Join us today Sept. 10, 2011 for POLITICS DONE RIGHT. Call (646) 929-2495 to listen or comment from 12 noon to 2 PM central (1 pm to 3 PM eastern). Let's discuss the President's Jobs Bill, the 10 year anniversary of the 9/11 attacks, my article below, or what's ever on your mind.
by Egberto Willies
Acceptance of a growing income disparity is a recipe for economic depression. Fixing our country’s economy will require a psychological deprogramming in America. The reality is that our politicians are a reflection of ourselves. The dysfunction we see in Congress is no different than the dysfunction among our citizenry. We have allowed our corporate class through their media empires & think tanks to corrupt our objectivity in such a manner that we no longer analyze situations or data. We have allowed them to redefine the causes of all our problems in a manner that pits the working and middle class against each other.

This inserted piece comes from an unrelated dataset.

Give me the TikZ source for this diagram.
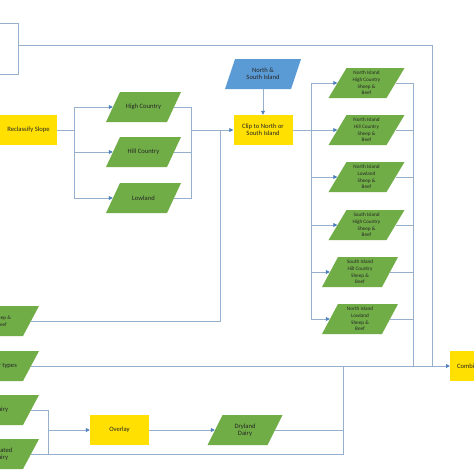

Our growing income and wealth disparity is a dangerous situation socially and for the well-being of our economy. When policies cause wealth and income to accumulate to the top 1%, economic activity naturally slows because the wealthy's marginal propensity to consume is much less than that of the working and middle class. In other words if 1 billion dollars is earned by 50,000 everyday people instead of a single, super-wealthy plutocrat, then those 50,000 everyday people will generate a LOT more economic activity because they will spend most of that billion dollars right away, while the plutocrat may invest the excess money in China or just save it. It should be noted that at the beginning of the Great Depression (1929) and the Great Recession (2008) the income share of the top 1% were both in excess of 20%.
Under President Obama we have had the lowest income tax rates ever, including under President Reagan. These low rates have been a windfall for those with the largest income and wealth. We chose to believe the claim that bigger and bigger tax giveaways for the wealthy will benefit the rest of us when their wealth spills over and trickles down to us. If we were thinking for ourselves, we might have concluded by now that, if Wall Street tycoons cause a global financial market collapse, if the U.S. economy craters, and if factories are closing in America while opening in countries where there is very cheap labor, "trickle-down" policies have failed and should be repealed.
In bailing out the banking system we chose to believe that if those that had caused the collapse in the first place did not get their bonuses, they would move on to greener pastures. If we were thinking for ourselves, we would have concluded that in the global meltdown they had caused, there were few places they could have gone. Moreover, their risky financial products are wealth extraction schemes, transferring capital from the working and middle class to a gambling and unproductive upper-class, without creating any jobs at all.